The Palestinians have warned that Trump's campaign pledge to move the US embassy to the contested city of Jerusalem could torpedo their chances of obtaining an independent state.

French Foreign Minister Jean-Marc Ayrault warned such a move would have "extremely serious consequences" and predicted the incoming US leader would find it impossible to implement.

"When you are president of the United States, you cannot take such a stubborn and such a unilateral view on this issue. You have to try to create the conditions for peace," he told France 3 TV.

The Palestinians regard Israeli-occupied East Jerusalem as the capital of their future state, while Israel proclaims the entire city as its capital.

The status of the city is one of the thorniest issues in the conflict.

President Francois Hollande told the gathering that the prospect of two independent states coexisting side-by-side was “not the dream of yesterday’s system”.

“It remains the goal of the entire international community for the future,” Hollande said.

Netanyahu, who insists only direct talks with the Palestinians can bring peace, has dismissed the Paris meeting as “a last gasp of the past”.

On Sunday he called it a “futile” exercise aimed at “imposing upon Israel conditions that are incompatible with our national needs”.

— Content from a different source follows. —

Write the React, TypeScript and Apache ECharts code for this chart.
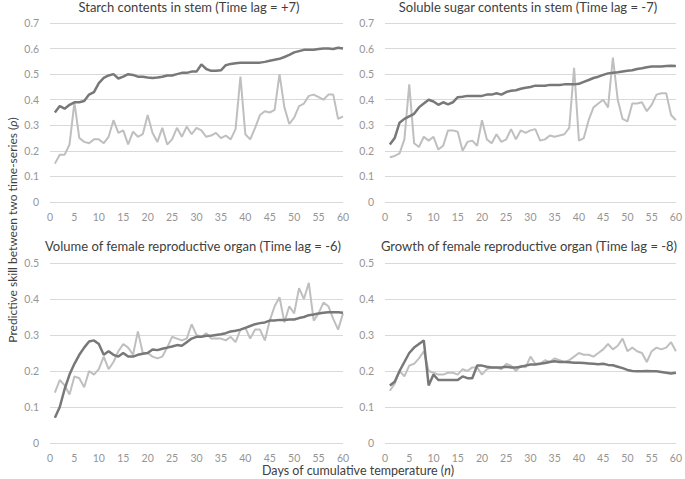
import React, { useEffect, useRef } from "react";
import * as echarts from "echarts";

const days = Array.from({ length: 60 }, (_, i) => i + 1);

const starchDark = [0.35,0.375,0.365,0.38,0.39,0.39,0.395,0.42,0.43,0.465,0.485,0.495,0.5,0.483,0.49,0.5,0.497,0.49,0.49,0.487,0.485,0.487,0.49,0.495,0.495,0.5,0.505,0.505,0.51,0.51,0.538,0.52,0.513,0.513,0.515,0.535,0.54,0.543,0.545,0.545,0.545,0.545,0.545,0.548,0.552,0.556,0.56,0.567,0.575,0.585,0.59,0.595,0.595,0.595,0.598,0.6,0.6,0.598,0.603,0.6];
const starchLight = [0.15,0.185,0.185,0.225,0.39,0.25,0.235,0.23,0.245,0.245,0.23,0.255,0.32,0.27,0.28,0.225,0.275,0.255,0.265,0.34,0.27,0.235,0.29,0.225,0.245,0.29,0.255,0.295,0.265,0.29,0.28,0.255,0.26,0.27,0.25,0.26,0.245,0.285,0.49,0.265,0.245,0.29,0.34,0.355,0.35,0.36,0.5,0.37,0.305,0.33,0.375,0.385,0.415,0.42,0.41,0.4,0.42,0.42,0.325,0.335];

const sugarDark = [0.225,0.25,0.31,0.325,0.335,0.345,0.37,0.385,0.4,0.393,0.38,0.39,0.382,0.39,0.41,0.412,0.415,0.415,0.415,0.415,0.42,0.42,0.425,0.42,0.43,0.435,0.437,0.443,0.447,0.45,0.455,0.455,0.455,0.458,0.458,0.458,0.46,0.46,0.46,0.462,0.47,0.477,0.485,0.49,0.497,0.503,0.505,0.507,0.51,0.513,0.515,0.52,0.523,0.527,0.53,0.53,0.53,0.532,0.533,0.532];
const sugarLight = [0.175,0.18,0.19,0.245,0.46,0.23,0.215,0.255,0.24,0.255,0.205,0.22,0.28,0.28,0.275,0.2,0.235,0.24,0.22,0.32,0.245,0.23,0.265,0.235,0.245,0.285,0.245,0.28,0.27,0.28,0.285,0.24,0.245,0.26,0.255,0.26,0.265,0.29,0.525,0.24,0.25,0.32,0.37,0.385,0.4,0.37,0.565,0.4,0.325,0.315,0.385,0.385,0.39,0.355,0.38,0.42,0.425,0.425,0.34,0.32];

const volumeDark = [0.07,0.1,0.15,0.19,0.22,0.245,0.265,0.282,0.285,0.275,0.245,0.255,0.245,0.24,0.25,0.24,0.24,0.245,0.248,0.25,0.26,0.258,0.262,0.265,0.268,0.272,0.27,0.28,0.29,0.295,0.295,0.298,0.298,0.3,0.302,0.305,0.31,0.312,0.315,0.32,0.325,0.33,0.333,0.335,0.34,0.34,0.342,0.342,0.343,0.343,0.347,0.35,0.355,0.357,0.36,0.362,0.363,0.363,0.363,0.362];
const volumeLight = [0.14,0.175,0.16,0.135,0.185,0.18,0.155,0.2,0.19,0.205,0.24,0.205,0.225,0.255,0.275,0.265,0.245,0.31,0.25,0.25,0.24,0.235,0.24,0.265,0.295,0.29,0.285,0.29,0.33,0.3,0.295,0.305,0.29,0.29,0.29,0.285,0.295,0.28,0.315,0.32,0.29,0.315,0.315,0.285,0.34,0.38,0.405,0.335,0.38,0.36,0.43,0.4,0.445,0.34,0.36,0.39,0.38,0.345,0.315,0.36];

const growthDark = [0.16,0.17,0.2,0.225,0.25,0.265,0.275,0.285,0.16,0.19,0.175,0.175,0.175,0.175,0.175,0.185,0.18,0.18,0.215,0.215,0.212,0.21,0.21,0.21,0.212,0.21,0.21,0.212,0.215,0.218,0.218,0.22,0.222,0.225,0.227,0.225,0.225,0.224,0.223,0.223,0.222,0.221,0.22,0.219,0.22,0.217,0.216,0.212,0.208,0.203,0.2,0.199,0.199,0.2,0.199,0.199,0.197,0.195,0.193,0.195];
const growthLight = [0.145,0.165,0.2,0.185,0.215,0.22,0.235,0.255,0.2,0.195,0.19,0.19,0.195,0.195,0.19,0.205,0.2,0.21,0.21,0.19,0.205,0.21,0.21,0.205,0.22,0.215,0.2,0.215,0.21,0.24,0.22,0.22,0.23,0.225,0.235,0.23,0.225,0.23,0.24,0.25,0.245,0.245,0.24,0.25,0.26,0.275,0.26,0.27,0.29,0.255,0.265,0.255,0.25,0.225,0.255,0.265,0.26,0.265,0.28,0.255];

const panelTitles = [
  "Starch contents in stem (Time lag = +7)",
  "Soluble sugar contents in stem (Time lag = -7)",
  "Volume of female reproductive organ (Time lag = -6)",
  "Growth of female reproductive organ (Time lag = -8)",
];
const yMaxes = [0.7, 0.7, 0.5, 0.5];
const xTicks = { min: 0, max: 60, interval: 5 };

const FONT = "Lato";
const DARK = "#787878";
const LIGHT = "#bfbfbf";

export default function App() {
  const ref = useRef<HTMLDivElement>(null);
  useEffect(() => {
    if (!ref.current) return;
    const chart = echarts.init(ref.current, null, { renderer: "svg" });
    const grids = [
      { left: 50, top: 23, width: 293, height: 179 },
      { left: 385, top: 23, width: 293, height: 179 },
      { left: 50, top: 263, width: 293, height: 180 },
      { left: 385, top: 263, width: 293, height: 180 },
    ];
    const titleX = [189, 528, 193, 529];
    const titleY = [7, 7, 246, 246];
    const pairs = [
      [starchDark, starchLight],
      [sugarDark, sugarLight],
      [volumeDark, volumeLight],
      [growthDark, growthLight],
    ];
    const toPts = (arr: number[]) => arr.map((v, i) => [days[i], v]);
    const series: any[] = [];
    pairs.forEach(([d, l], i) => {
      series.push({
        type: "line", xAxisIndex: i, yAxisIndex: i, data: toPts(d), symbol: "none",
        lineStyle: { color: DARK, width: 2.5 }, z: 3,
      });
      series.push({
        type: "line", xAxisIndex: i, yAxisIndex: i, data: toPts(l), symbol: "none",
        lineStyle: { color: LIGHT, width: 2 }, z: 2,
      });
    });
    const graphic: any[] = panelTitles.map((t, i) => ({
      type: "text",
      x: titleX[i],
      y: titleY[i],
      style: {
        text: t, font: `13px ${FONT}`, fill: "#404040",
        align: "center", verticalAlign: "middle",
      },
    }));
    graphic.push({
      type: "text",
      x: 12, y: 230, rotation: Math.PI / 2,
      style: {
        text: "{a|Predictive skill between two time-series (}{i|ρ}{a|)}",
        align: "center", verticalAlign: "middle",
        rich: {
          a: { font: `12px ${FONT}`, fill: "#404040" },
          i: { font: `italic 12px ${FONT}`, fill: "#404040" },
        },
      },
    });
    graphic.push({
      type: "text",
      x: 358, y: 470,
      style: {
        text: "{a|Days of cumulative temperature (}{i|n}{a|)}",
        align: "center", verticalAlign: "middle",
        rich: {
          a: { font: `12.5px ${FONT}`, fill: "#404040" },
          i: { font: `italic 12.5px ${FONT}`, fill: "#404040" },
        },
      },
    });
    chart.setOption({
      animation: false,
      grid: grids,
      xAxis: grids.map((_, i) => ({
        type: "value", gridIndex: i, min: xTicks.min, max: xTicks.max, interval: xTicks.interval,
        axisLine: { show: false }, axisTick: { show: false }, splitLine: { show: false },
        axisLabel: { color: "#959595", fontSize: 10.5, fontFamily: FONT, margin: 9 },
      })),
      yAxis: grids.map((_, i) => ({
        type: "value", gridIndex: i, min: 0, max: yMaxes[i], interval: 0.1,
        axisLine: { show: false }, axisTick: { show: false },
        splitLine: { lineStyle: { color: "#d9d9d9", width: 1 } },
        axisLabel: { color: "#959595", fontSize: 10.5, fontFamily: FONT, margin: 11 },
      })),
      series,
      graphic,
    });
    return () => chart.dispose();
  }, []);
  return (
    <div
      ref={ref}
      style={{ position: "absolute", left: 0, top: 0, width: 685, height: 479, background: "#fff" }}
    />
  );
}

Both Netanyahu and Palestinian President Mahmoud Abbas have been invited to meet with Hollande to discuss the conclusions of the Paris talks. 

Abbas is expected to travel to Paris in the coming weeks but Netanyahu has rejected the offer, French diplomats said.


‘No time to lose’ 


The conference is mainly symbolic, but comes at a crucial juncture for the Middle East, five days before Trump is sworn in as US president.

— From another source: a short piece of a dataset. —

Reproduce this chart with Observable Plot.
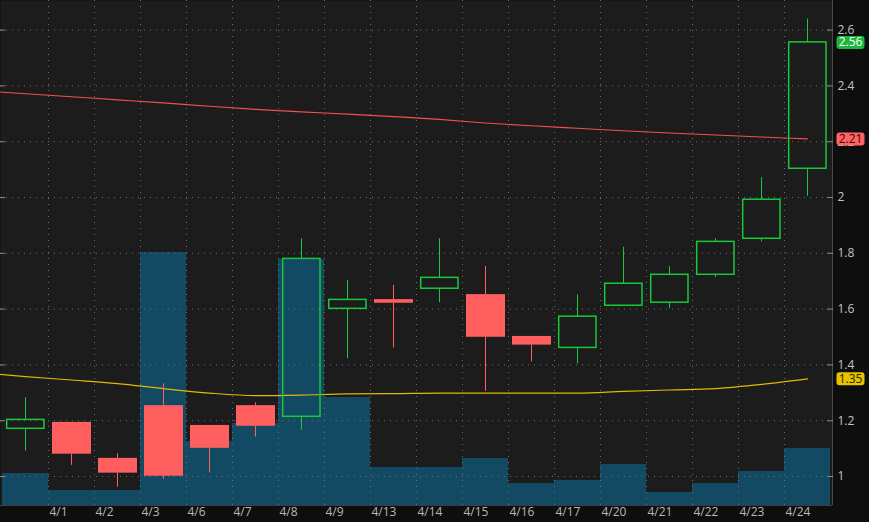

Trump has said “there’s nobody more pro-Israeli than I am” and his choice for ambassador to Israel, David Friedman, is a hardliner who says he looks forward to working from “Israel’s eternal capital, Jerusalem”.

Israel, which is still seething over a critical UN resolution last month, fears the Paris meeting could produce measures hastily put to the Security Council before Trump takes over. 

The French have stressed they have no such plans.

But EU foreign ministers are set to discuss the conference’s conclusions on Monday, EU sources said. 

It was uncertain whether they would issue a statement, with Britain and some central European countries reluctant to upset the incoming Trump administration, a European diplomat said.

Israeli-Palestinian efforts have been at a standstill since a US-led initiative collapsed in April 2014.

Tensions have spiralled recently following a wave of Palestinian attacks and inflammatory rhetoric on both sides.

Israel’s ongoing expansion of settlements on land the Palestinians want for their state is also seen as a major obstacle to a resolution. 

Over 400,000 Israelis live in West Bank settlements considered illegal by the UN.


‘Could destroy peace hopes’ 


US Secretary of State John Kerry, who rebuked Israel recently over its settler activity, joined the Paris talks on his farewell tour, along with delegates from the UN, EU and Arab League.

A draft conference communique called on Israel and the Palestinians to reiterate their support for two states and to refrain from “unilateral steps that prejudge the outcome of final status negotiations”.

Negotiations were under way on Sunday on whether to include a reference in the final statement to Jerusalem, French diplomats said.

On Saturday, Abbas warned tensions could boil over if the US embassy was relocated from Tel Aviv — where all embassies are based — to Jerusalem.

“Any attempts at legitimising the illegal Israeli annexation of the city will destroy the prospects of any political process, bury the hopes for a two-state solution, and fuel extremism in our region, as well as worldwide,” he said during a visit to the Vatican.

The conference comes hot on the heels of a landmark December UN resolution criticising the expansion of Israeli settlements in the West Bank.

The vote passed after the Obama administration — in a parting shot at Netanyahu after years of frustrated mediation efforts — took the rare step of abstaining rather than using its veto to protect Israel.


Explaining the US abstention, Kerry said Israeli settlement policy was leading towards “one state”, with “millions of Palestinians permanently living in segregated enclaves”.